Un matin, il se rend à l’étable et le cheval n’est plus là.
Tous les villageois lui disent : « On te l’avait bien dit ! Tu aurais mieux de le vendre. Maintenant, on te l’a volé… quel malchance ! ». Le vieil homme répond : « Chance, malchance, qui peut le dire ? ».
Tout le monde se moque de lui. Mais 15 jours plus tard, le cheval revient, avec toute une horde de chevaux sauvages. Il s’était échappé, avait séduit une belle jument et rentrait avec le reste de la horde. – « Quelle chance ! » disent les villageois.

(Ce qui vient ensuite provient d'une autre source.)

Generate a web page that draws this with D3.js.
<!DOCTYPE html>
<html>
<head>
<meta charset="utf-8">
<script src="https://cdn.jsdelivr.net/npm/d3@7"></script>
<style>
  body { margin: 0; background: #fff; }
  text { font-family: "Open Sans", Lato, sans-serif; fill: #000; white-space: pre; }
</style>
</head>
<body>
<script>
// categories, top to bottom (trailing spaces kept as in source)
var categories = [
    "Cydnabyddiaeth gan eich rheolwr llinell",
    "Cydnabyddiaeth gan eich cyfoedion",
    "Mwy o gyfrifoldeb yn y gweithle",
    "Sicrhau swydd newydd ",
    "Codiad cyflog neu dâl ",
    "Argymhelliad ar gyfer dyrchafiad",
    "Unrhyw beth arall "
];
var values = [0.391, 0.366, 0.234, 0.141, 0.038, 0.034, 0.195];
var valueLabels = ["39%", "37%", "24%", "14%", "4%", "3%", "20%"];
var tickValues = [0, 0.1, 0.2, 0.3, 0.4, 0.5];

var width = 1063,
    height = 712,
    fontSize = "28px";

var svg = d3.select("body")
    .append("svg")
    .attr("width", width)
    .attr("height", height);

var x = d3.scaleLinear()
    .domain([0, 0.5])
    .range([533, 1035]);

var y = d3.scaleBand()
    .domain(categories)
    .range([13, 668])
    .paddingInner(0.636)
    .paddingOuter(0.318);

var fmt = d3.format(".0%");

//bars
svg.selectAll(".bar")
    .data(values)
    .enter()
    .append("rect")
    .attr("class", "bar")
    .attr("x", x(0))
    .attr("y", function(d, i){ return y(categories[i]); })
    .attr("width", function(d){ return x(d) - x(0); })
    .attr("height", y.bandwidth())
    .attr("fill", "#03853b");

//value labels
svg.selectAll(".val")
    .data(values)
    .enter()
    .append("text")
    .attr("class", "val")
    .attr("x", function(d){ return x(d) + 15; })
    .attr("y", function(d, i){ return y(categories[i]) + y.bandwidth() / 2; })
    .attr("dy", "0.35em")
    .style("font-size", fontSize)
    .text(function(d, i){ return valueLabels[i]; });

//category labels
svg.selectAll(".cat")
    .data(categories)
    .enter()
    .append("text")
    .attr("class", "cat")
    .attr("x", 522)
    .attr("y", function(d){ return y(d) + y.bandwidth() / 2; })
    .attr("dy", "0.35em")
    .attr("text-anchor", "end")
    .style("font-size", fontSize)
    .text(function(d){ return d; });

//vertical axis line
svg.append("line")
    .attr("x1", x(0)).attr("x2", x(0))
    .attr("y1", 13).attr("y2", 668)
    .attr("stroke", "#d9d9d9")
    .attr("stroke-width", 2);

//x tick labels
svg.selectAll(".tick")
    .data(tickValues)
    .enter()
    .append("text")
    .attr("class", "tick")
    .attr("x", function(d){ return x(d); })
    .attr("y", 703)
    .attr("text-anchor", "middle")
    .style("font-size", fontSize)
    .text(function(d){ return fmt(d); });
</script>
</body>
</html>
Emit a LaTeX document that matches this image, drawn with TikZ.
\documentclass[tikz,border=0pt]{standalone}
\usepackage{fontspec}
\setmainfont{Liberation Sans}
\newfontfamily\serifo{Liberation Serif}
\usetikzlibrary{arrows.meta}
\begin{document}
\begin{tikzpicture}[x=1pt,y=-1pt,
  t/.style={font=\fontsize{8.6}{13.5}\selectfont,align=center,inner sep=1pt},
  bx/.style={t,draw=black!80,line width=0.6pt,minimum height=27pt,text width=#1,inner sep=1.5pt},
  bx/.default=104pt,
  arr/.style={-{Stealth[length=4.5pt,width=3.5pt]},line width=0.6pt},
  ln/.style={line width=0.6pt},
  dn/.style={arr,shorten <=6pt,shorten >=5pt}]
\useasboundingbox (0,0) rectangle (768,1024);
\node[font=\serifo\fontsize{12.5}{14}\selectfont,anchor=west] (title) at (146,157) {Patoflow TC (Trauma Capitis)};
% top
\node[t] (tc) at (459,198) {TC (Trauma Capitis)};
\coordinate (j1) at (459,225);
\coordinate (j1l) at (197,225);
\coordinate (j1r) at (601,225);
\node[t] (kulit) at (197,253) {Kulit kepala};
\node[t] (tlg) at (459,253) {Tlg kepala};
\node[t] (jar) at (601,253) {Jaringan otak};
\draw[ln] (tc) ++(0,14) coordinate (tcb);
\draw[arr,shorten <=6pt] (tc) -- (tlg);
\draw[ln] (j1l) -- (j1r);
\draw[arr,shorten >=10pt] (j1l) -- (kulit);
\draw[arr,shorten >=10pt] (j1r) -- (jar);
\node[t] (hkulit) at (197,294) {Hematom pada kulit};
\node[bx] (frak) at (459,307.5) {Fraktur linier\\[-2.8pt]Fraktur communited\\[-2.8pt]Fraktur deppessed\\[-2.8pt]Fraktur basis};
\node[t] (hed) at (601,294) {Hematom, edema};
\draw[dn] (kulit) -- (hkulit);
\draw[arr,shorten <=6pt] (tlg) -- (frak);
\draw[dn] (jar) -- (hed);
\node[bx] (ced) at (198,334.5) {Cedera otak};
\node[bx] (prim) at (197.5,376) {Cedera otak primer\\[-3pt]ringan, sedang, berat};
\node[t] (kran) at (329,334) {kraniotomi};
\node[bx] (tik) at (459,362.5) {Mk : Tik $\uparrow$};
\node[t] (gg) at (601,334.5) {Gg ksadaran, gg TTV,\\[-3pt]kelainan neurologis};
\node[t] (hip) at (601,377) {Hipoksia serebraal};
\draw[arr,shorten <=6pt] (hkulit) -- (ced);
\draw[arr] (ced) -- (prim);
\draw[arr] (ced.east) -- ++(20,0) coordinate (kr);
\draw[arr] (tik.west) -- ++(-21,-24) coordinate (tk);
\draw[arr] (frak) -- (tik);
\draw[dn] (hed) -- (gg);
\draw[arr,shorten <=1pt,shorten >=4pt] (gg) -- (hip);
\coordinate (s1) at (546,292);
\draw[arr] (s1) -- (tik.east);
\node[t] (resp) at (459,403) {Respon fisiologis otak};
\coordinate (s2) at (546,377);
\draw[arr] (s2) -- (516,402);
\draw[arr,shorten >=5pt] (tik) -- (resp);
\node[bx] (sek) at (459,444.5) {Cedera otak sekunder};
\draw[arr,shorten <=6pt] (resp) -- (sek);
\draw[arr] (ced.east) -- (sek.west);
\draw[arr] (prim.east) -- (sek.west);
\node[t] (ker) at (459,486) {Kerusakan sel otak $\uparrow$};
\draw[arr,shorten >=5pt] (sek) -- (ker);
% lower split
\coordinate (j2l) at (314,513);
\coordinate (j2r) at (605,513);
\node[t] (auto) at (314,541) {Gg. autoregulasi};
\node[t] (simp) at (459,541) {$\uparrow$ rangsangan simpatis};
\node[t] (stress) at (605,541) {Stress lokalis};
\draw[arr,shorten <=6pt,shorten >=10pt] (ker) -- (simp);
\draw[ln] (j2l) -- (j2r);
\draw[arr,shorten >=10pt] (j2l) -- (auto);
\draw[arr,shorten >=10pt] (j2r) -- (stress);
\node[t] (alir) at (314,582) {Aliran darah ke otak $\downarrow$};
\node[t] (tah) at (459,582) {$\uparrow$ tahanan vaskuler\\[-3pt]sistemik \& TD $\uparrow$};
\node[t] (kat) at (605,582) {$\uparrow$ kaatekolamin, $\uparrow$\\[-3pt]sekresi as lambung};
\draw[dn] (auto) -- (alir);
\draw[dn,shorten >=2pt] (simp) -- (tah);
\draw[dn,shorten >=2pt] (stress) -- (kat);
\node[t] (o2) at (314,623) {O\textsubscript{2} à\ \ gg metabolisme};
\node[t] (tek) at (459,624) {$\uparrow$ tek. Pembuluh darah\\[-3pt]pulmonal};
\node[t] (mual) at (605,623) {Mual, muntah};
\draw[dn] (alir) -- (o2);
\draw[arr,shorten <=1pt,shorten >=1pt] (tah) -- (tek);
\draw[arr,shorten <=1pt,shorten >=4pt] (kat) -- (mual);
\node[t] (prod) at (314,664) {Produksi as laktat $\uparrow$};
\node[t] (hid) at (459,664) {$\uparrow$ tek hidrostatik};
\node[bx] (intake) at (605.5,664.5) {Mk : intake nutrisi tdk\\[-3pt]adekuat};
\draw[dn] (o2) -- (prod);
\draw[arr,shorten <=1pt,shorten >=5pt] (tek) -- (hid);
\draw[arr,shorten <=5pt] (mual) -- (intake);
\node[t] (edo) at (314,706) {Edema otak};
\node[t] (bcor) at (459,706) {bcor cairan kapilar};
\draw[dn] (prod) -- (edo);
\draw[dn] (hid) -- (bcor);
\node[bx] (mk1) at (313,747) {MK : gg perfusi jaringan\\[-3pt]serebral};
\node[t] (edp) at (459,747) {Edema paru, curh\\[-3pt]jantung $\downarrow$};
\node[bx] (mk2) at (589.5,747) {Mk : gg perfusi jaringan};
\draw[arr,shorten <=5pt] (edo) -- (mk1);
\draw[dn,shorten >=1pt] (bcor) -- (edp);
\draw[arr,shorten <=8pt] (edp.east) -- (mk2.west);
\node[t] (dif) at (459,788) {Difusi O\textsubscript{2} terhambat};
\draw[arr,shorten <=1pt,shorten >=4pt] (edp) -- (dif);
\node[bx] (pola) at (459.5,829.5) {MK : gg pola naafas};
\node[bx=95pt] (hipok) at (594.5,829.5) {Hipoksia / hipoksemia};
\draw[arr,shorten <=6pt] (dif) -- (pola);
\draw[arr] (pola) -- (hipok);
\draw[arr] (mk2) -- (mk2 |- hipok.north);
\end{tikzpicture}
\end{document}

Le vieil homme et son fils se mettent au dressage des chevaux sauvages. Mais une semaine plus tard, son fils se casse une jambe à l’entraînement. – « Quelle malchance ! » disent ses amis.
– « Comment vas-tu faire, toi qui est déjà si pauvre, si ton fils, ton seul support, ne peut plus t’aider ! ».
Le vieil homme répond « Chance, malchance, qui peut le dire ? ».
Quelques temps plus tard, l’armée du seigneur du pays arrive dans le village, et enrôle de force tous les jeunes gens disponibles.
Tous… sauf le fils du vieil homme, qui a sa jambe cassée.
– « Quelle chance tu as, tous nos enfants sont partis à la guerre, et toi tu es le seul à garder avec toi ton fils. Les nôtres vont peut-être se faire tuer… ». Le vieil homme répond « Chance, malchance, qui peut le dire ? ».